Arsenal’s decision to move, at the height of their most recent period of success (the "Invincibles" season of 2003/04, most notably), wasn’t unanimously  popular amongst all fans. There was no doubt that the lovely old Art Deco Highbury stadium, just around the corner, was a firm favourite with many of the Arsenal fans I seem to have for friends. Built in 1913 the club stayed at Highbury until 2006 and their move to the Emirates, a stadium, somewhat unglamorously, built on an old waste disposal site.

There was a bit of bumbling around with the credit card-style tickets where the seat numbers aren’t readily apparent, before we finally found the way into the club level seating, scanning our cards on the way, getting handed our complimentary match programme and ascending on an escalator to the middle tier of the stadium.

It really couldn’t be any further from little old Brisbane Road.

An Aston Villa corner; a rare moment of attack in the match.

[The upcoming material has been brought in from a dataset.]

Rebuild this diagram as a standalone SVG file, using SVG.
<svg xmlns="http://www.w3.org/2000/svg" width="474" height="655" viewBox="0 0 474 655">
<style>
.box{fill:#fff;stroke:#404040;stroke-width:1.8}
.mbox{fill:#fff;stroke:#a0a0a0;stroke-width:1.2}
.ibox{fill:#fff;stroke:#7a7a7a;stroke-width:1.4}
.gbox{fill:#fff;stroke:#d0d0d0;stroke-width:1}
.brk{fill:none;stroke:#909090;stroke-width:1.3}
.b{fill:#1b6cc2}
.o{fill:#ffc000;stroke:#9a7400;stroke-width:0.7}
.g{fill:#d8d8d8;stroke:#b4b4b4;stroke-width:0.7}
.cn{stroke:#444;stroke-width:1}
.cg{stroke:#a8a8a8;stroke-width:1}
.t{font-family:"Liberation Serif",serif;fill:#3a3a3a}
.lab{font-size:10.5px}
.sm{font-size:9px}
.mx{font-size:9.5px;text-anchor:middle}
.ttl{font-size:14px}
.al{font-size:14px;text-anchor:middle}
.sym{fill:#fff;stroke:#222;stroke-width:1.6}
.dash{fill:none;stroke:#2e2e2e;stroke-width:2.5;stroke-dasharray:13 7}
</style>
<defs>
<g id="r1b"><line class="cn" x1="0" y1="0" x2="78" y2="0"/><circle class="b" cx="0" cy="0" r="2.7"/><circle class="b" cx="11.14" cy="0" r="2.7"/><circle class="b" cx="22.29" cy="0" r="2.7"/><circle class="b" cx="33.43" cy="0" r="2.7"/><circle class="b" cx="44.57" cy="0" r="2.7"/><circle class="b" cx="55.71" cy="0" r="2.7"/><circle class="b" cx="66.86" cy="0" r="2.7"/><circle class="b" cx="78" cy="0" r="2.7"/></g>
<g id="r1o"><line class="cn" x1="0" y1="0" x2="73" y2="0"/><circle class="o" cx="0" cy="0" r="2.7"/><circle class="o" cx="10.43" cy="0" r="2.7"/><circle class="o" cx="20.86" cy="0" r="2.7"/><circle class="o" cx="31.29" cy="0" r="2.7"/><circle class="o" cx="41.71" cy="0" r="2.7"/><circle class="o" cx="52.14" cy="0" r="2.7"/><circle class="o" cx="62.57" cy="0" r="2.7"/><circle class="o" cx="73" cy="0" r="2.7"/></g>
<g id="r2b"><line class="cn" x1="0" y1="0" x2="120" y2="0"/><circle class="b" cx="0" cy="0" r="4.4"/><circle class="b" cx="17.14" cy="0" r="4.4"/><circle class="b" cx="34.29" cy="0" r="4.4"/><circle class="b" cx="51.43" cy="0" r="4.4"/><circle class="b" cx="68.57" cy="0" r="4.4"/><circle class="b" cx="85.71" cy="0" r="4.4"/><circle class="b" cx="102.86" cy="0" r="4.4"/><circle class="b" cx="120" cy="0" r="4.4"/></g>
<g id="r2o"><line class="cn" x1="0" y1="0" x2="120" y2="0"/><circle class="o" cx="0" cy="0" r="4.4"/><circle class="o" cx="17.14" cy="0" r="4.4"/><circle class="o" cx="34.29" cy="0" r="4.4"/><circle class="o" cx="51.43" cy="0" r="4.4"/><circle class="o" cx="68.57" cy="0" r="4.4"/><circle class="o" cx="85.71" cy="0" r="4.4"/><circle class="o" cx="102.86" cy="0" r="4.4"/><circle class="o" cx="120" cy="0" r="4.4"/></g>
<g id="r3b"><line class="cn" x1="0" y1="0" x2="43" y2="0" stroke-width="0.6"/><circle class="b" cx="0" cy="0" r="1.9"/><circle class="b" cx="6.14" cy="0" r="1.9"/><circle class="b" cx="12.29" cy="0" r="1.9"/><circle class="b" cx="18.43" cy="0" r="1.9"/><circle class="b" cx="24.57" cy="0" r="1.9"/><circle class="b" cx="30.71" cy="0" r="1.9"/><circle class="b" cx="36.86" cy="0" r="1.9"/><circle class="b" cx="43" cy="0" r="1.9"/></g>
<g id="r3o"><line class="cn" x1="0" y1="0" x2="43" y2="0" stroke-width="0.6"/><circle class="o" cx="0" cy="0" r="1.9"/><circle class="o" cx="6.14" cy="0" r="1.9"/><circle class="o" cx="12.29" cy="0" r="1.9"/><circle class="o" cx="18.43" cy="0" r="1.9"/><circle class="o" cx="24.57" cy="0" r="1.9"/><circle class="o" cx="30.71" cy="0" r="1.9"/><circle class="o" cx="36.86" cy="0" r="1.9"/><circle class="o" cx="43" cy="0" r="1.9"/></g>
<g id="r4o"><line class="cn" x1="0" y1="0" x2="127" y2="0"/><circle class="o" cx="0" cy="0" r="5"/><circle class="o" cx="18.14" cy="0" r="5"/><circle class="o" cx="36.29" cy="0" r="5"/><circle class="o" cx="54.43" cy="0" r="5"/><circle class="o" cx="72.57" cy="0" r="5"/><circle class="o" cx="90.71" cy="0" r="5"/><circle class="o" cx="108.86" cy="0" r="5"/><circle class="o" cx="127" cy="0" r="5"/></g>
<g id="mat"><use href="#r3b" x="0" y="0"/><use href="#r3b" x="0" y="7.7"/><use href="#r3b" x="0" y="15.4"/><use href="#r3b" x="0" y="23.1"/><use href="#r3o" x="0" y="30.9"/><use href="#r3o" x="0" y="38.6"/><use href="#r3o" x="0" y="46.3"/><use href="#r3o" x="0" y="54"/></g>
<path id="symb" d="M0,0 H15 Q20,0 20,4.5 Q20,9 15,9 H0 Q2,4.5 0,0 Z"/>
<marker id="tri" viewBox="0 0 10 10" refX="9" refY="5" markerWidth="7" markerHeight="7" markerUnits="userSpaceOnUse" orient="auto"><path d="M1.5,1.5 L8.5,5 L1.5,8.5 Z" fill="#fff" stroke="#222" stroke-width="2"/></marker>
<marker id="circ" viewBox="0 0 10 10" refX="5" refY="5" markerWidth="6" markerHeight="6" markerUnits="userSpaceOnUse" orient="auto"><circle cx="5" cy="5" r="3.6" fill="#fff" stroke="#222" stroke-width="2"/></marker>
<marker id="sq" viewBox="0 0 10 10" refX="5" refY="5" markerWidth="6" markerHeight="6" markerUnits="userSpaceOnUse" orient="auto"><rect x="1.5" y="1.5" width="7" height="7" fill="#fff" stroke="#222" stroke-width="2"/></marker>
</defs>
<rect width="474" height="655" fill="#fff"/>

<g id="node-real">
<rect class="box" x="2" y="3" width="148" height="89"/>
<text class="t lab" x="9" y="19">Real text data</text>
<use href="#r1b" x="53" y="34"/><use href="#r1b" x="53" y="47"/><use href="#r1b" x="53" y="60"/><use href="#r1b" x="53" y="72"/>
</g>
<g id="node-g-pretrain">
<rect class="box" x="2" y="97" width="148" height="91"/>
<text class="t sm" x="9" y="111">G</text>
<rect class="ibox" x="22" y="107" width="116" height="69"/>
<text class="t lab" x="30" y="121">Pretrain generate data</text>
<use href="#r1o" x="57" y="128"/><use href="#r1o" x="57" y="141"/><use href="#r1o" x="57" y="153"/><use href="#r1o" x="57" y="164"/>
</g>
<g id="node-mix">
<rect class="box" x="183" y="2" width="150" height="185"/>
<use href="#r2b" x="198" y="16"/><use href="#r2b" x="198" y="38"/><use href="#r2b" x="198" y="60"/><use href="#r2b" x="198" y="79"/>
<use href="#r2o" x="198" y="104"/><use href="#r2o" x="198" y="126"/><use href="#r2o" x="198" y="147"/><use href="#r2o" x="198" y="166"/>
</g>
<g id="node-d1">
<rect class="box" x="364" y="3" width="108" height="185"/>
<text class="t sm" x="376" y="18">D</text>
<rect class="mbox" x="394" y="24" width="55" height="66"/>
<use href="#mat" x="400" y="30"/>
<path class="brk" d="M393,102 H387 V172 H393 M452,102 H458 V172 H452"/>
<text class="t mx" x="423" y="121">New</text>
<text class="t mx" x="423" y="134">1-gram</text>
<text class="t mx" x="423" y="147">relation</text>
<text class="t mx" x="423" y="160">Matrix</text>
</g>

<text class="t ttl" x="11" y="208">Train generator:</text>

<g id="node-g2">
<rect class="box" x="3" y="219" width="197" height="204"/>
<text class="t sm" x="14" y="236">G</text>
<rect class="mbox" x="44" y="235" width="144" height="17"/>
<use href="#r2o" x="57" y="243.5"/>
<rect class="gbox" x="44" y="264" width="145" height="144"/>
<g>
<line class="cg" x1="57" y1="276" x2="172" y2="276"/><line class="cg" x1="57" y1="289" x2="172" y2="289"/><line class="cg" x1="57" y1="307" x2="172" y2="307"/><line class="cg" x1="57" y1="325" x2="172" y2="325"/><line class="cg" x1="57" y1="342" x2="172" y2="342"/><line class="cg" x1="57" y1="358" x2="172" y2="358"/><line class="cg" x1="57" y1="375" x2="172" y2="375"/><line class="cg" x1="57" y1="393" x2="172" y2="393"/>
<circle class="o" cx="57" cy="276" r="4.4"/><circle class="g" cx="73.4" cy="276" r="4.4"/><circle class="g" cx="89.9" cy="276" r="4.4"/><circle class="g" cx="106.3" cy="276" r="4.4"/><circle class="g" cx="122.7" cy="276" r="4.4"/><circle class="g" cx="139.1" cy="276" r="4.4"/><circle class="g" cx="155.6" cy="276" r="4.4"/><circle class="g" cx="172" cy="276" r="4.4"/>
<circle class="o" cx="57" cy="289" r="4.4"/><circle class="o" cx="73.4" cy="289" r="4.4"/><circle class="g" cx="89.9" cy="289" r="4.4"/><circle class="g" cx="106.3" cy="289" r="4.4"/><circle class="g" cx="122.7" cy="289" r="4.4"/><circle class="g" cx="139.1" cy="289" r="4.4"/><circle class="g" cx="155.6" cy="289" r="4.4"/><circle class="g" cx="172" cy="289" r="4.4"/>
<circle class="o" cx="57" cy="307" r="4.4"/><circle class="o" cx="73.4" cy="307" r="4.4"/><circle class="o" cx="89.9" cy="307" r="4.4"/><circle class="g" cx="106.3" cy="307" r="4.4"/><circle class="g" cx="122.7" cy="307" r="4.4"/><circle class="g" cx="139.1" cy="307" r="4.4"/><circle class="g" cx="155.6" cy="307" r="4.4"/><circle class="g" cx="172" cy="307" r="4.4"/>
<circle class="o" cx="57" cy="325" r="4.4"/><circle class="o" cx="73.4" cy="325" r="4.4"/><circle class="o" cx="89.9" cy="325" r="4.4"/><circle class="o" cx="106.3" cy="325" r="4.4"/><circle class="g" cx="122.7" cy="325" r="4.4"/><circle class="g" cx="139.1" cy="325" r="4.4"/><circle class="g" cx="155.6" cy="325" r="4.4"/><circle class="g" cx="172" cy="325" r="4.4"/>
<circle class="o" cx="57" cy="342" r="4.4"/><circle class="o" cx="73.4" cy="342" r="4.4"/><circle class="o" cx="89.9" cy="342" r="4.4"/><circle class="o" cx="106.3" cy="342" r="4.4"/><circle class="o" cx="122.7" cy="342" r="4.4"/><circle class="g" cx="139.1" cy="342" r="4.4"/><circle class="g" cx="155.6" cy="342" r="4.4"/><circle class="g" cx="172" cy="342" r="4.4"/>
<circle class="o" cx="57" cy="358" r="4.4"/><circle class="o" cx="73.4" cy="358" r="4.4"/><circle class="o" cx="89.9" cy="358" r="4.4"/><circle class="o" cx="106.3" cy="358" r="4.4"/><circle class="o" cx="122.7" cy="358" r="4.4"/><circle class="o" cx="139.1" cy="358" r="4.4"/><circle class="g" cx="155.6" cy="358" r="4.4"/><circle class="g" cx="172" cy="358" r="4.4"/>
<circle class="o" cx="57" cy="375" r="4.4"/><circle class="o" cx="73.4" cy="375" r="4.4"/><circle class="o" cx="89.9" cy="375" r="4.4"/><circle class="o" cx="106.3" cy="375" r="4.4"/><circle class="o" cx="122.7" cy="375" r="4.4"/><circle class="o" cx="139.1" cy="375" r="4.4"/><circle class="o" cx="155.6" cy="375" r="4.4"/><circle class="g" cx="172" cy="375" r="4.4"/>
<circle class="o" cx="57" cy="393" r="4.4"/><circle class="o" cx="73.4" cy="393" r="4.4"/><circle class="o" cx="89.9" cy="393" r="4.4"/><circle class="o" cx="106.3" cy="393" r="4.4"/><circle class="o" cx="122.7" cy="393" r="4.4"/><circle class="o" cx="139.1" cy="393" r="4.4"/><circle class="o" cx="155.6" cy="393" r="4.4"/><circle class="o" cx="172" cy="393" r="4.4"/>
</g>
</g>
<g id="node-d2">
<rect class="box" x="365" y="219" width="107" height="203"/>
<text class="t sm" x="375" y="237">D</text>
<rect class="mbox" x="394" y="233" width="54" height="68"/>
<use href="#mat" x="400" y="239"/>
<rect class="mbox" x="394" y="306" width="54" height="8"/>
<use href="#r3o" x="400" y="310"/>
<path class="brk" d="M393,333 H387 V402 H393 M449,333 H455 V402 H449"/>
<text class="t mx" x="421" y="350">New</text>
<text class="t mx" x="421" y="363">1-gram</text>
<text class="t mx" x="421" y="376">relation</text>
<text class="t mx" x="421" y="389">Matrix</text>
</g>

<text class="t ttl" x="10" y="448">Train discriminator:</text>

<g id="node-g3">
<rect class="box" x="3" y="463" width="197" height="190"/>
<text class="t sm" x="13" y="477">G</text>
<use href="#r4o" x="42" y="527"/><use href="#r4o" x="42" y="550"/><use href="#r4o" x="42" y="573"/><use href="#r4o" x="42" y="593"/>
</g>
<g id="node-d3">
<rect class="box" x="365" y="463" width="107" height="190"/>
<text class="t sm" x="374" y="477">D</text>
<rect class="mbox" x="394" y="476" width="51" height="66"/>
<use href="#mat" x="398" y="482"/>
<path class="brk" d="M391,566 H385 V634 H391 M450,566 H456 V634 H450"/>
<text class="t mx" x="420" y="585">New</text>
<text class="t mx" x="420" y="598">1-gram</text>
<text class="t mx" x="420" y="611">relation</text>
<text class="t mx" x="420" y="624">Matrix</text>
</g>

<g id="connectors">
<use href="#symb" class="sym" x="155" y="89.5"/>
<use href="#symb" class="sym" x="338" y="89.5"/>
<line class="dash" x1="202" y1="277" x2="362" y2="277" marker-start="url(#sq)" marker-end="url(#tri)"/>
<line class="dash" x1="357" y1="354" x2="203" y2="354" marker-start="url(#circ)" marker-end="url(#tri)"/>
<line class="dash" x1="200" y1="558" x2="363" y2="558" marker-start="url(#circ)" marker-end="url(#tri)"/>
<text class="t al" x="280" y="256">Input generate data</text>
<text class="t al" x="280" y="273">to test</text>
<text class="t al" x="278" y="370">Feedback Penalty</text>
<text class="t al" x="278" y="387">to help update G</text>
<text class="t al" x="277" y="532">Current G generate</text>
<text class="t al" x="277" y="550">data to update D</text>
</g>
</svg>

The ‘club level’ of the ground had a warm bar area, completely enclosed, keeping out both the cold and presumably the riff-raff. Looking down from the large glass wall was an expansive view of the other spectators filtering their way slowly in.

We resisted the temptation of anything more to drink and headed straight to our seats in amongst quite a diverse crowd: a Chinese father and his little boy, a pair of elderly women and four burly Turkish men. Still, these weren’t my Aston Villa comrades, all of whom where sat on the lower tier to my immediate left – a noisy minority in this giant 60,000-seater stadium.

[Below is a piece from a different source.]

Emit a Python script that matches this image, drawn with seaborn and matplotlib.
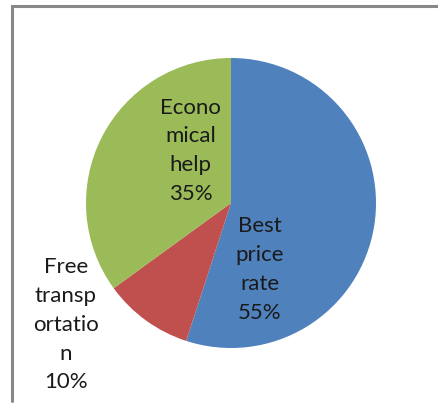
import matplotlib
matplotlib.use("Agg")
import matplotlib.pyplot as plt
import seaborn as sns

# Survey shares
categories = ["Best\nprice\nrate", "Free\ntransp\nortatio\nn", "Econo\nmical\nhelp"]
shares = [55, 10, 35]
colors = ["#4F81BD", "#C0504D", "#9BBB59"]

sns.set_theme(style="white")
plt.rcParams["font.family"] = ["Lato", "DejaVu Sans"]

W, H = 439, 403
fig = plt.figure(figsize=(W / 100, H / 100), dpi=100)
ax = fig.add_axes([0, 0, 1, 1])

cx, cy, r = 231, H - 203, 145
ax.pie(shares, colors=colors, startangle=90, counterclock=False,
       center=(cx, cy), radius=r, frame=True,
       wedgeprops=dict(linewidth=0))
ax.set_xlim(0, W)
ax.set_ylim(0, H)
ax.set_aspect("equal")
ax.axis("off")

# Label offsets in units of the pie radius
offsets = [(0.20, -0.46), (-1.14, -0.84), (-0.28, 0.36)]
for cat, val, (ox, oy) in zip(categories, shares, offsets):
    ax.text(cx + ox * r, cy + oy * r, f"{cat}\n{val}%", ha="center", va="center",
            fontsize=16, linespacing=1.55, color="#1a1a1a")

# Chart-area border on the left and top
ax.plot([12, 12, W], [2, H - 6, H - 6], color="#888888", lw=2.2,
        solid_joinstyle="miter", clip_on=False)

fig.savefig("out.png", dpi=100)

For Villa the match didn’t really get started. By half-time they had already fallen behind to a goal scored by Olivier Giroud and Paul Lambert, the Villa manager, was clearly out of ideas already. To add insult to this, Mesut Özil, who’s never really hit top form at Arsenal, seemed to be everywhere.

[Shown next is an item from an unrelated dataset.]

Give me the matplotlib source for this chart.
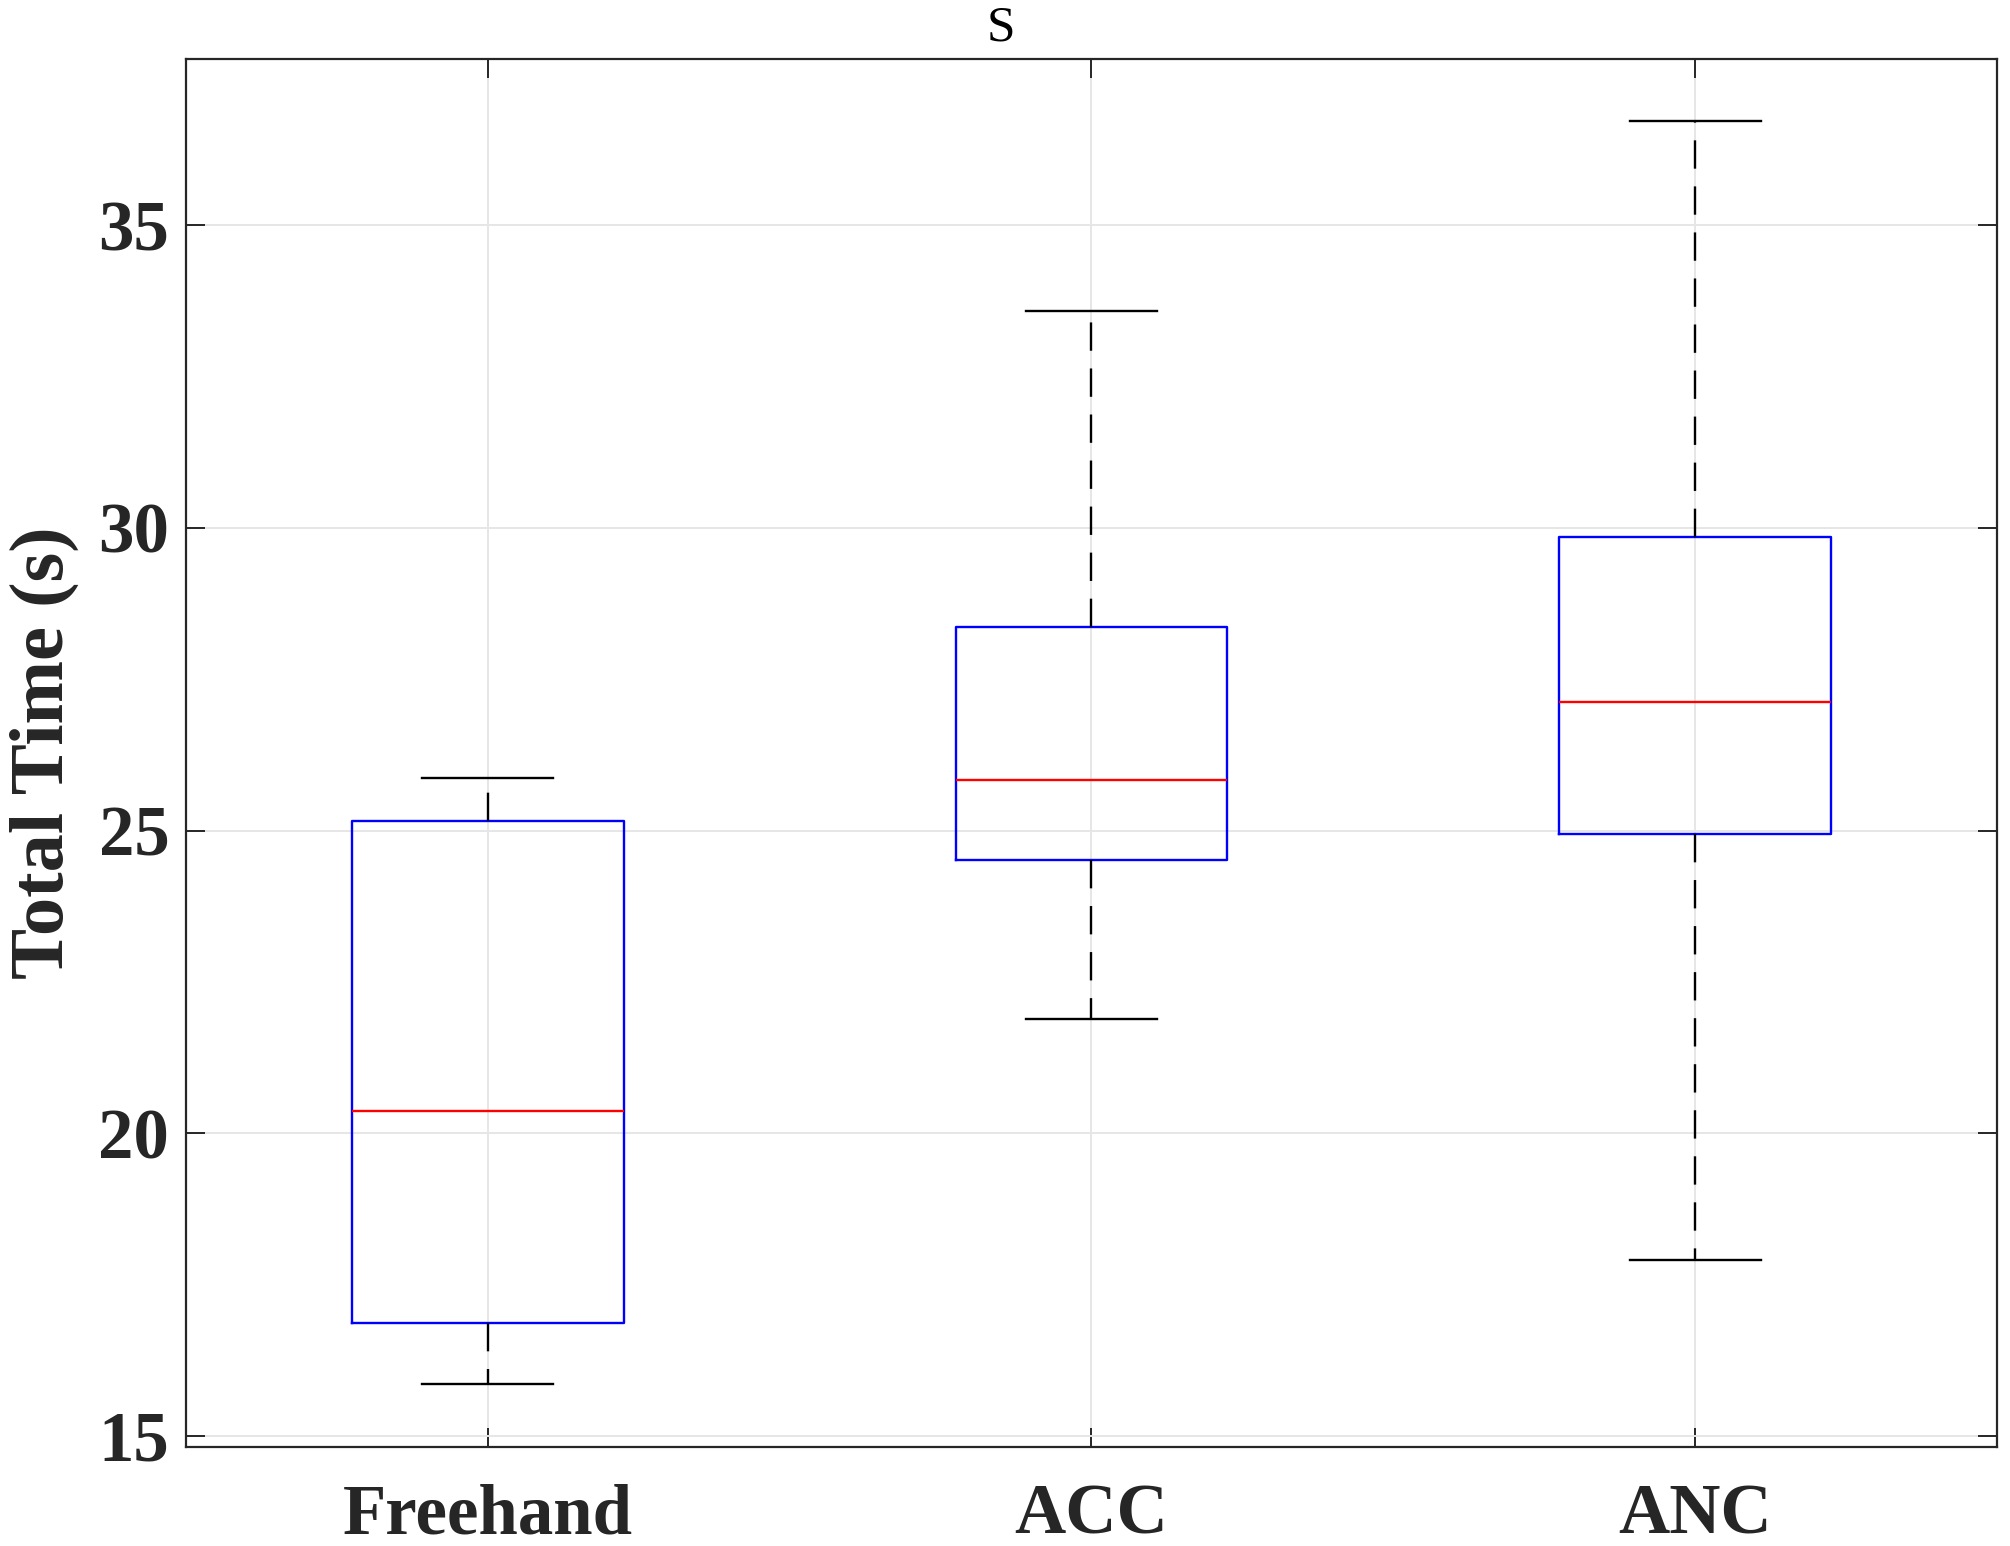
import matplotlib
matplotlib.use("Agg")
import matplotlib.pyplot as plt

categories = ["Freehand", "ACC", "ANC"]
whisker_low = [15.85, 21.89, 17.90]
q1 = [16.86, 24.51, 24.94]
median = [20.36, 25.83, 27.12]
q3 = [25.15, 28.37, 29.85]
whisker_high = [25.87, 33.58, 36.72]
yticks = [15, 20, 25, 30, 35]

plt.rcParams['font.family'] = ['Liberation Serif', 'DejaVu Serif']
txt = '#262626'

fig = plt.figure(figsize=(20.10, 15.46), dpi=100)
ax = fig.add_axes([0.0925, 0.064, 0.901, 0.8978])

stats = []
for i, c in enumerate(categories):
    stats.append(dict(label=c, whislo=whisker_low[i], q1=q1[i], med=median[i],
                      q3=q3[i], whishi=whisker_high[i], fliers=[]))

ax.bxp(stats, positions=[1, 2, 3], widths=0.45, showfliers=False,
       boxprops=dict(color='#0000ff', linewidth=1.7),
       medianprops=dict(color='#ff0000', linewidth=1.7),
       whiskerprops=dict(color='black', linewidth=1.7, linestyle=(0, (12, 7.5))),
       capprops=dict(color='black', linewidth=1.7),
       capwidths=0.217)

ax.set_xlim(0.5, 3.5)
ax.set_ylim(14.81, 37.75)
ax.set_yticks(yticks)
ax.set_xticks([1, 2, 3])
ax.set_xticklabels(categories)
ax.grid(True, color='#e6e6e6', linewidth=1.4)
ax.set_axisbelow(True)
ax.tick_params(direction='in', length=14, width=1.4, top=True, right=True,
               colors=txt, labelsize=51, pad=12)
ax.tick_params(axis='x', pad=26)
for lab in ax.get_xticklabels() + ax.get_yticklabels():
    lab.set_fontweight('bold')
for s in ax.spines.values():
    s.set_color(txt)
    s.set_linewidth(1.6)
ax.set_ylabel('Total Time (s)', fontsize=55, fontweight='bold', color=txt, labelpad=14)
ax.text(0.450, 1.0 + 0.022, 'S', transform=ax.transAxes, fontsize=37,
        color='black', ha='center', va='center')

fig.savefig('out.png', dpi=100)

At half-time there was the consolation of a complimentary bar and, in lieu of any cider, I started the sorrow-drowning with some half-decent white wine.

The second half brought about more misery as four more goals found their way into the Villa net; one each for Özil, Walcott, Cazorla and Bellerin. At least there were two shots on target for the away team during this half. For the visitors, of particular note was the performance of Carlos Sánchez who, without exception, seemed to lose possession everytime an Arsenal player came within five metres of him.

Villa were looking ropey and the signs weren’t good for either Lambert’s job prospects or the team’s Premiership status.

The one moment of hope for Villa nearly resulted in me outing myself as an away supporter in the home section. After what seemed like an entire match without a shot on target, out of nowhere a shot actually challenged the Arsenal 'keeper. From the pit of all my frustrations came the utterance, “So you remembered how to shoot then?”

Jonesy looked at me with shock, presumably fearing a mini-riot, but, to our relief, another Arsenal fan turned and said, “Yeah, they’re rubbish aren’t they mate?”

Once the final whistle was blown and the 5-0 rout complete, we headed out of the stadium and back onto the chilly streets of Islington once more. There is no doubt that for everything that Brisbane Road offers in terms of heritage and a vibe reminiscent of how football used to be, the Emirates offers sleek, brutal modernity in return. It is Harrods to Orient’s corner shop, but this should not detract from either ground.

I criticised modern stadiums after my visit to the retro Brisbane Road, but the Emirates is proof that it is possible to blend the modern game of football with some soul.

The afternoon ended with a return fixture of our own; a trip back to the Bedford Tavern and eventually off to Sunday lunch.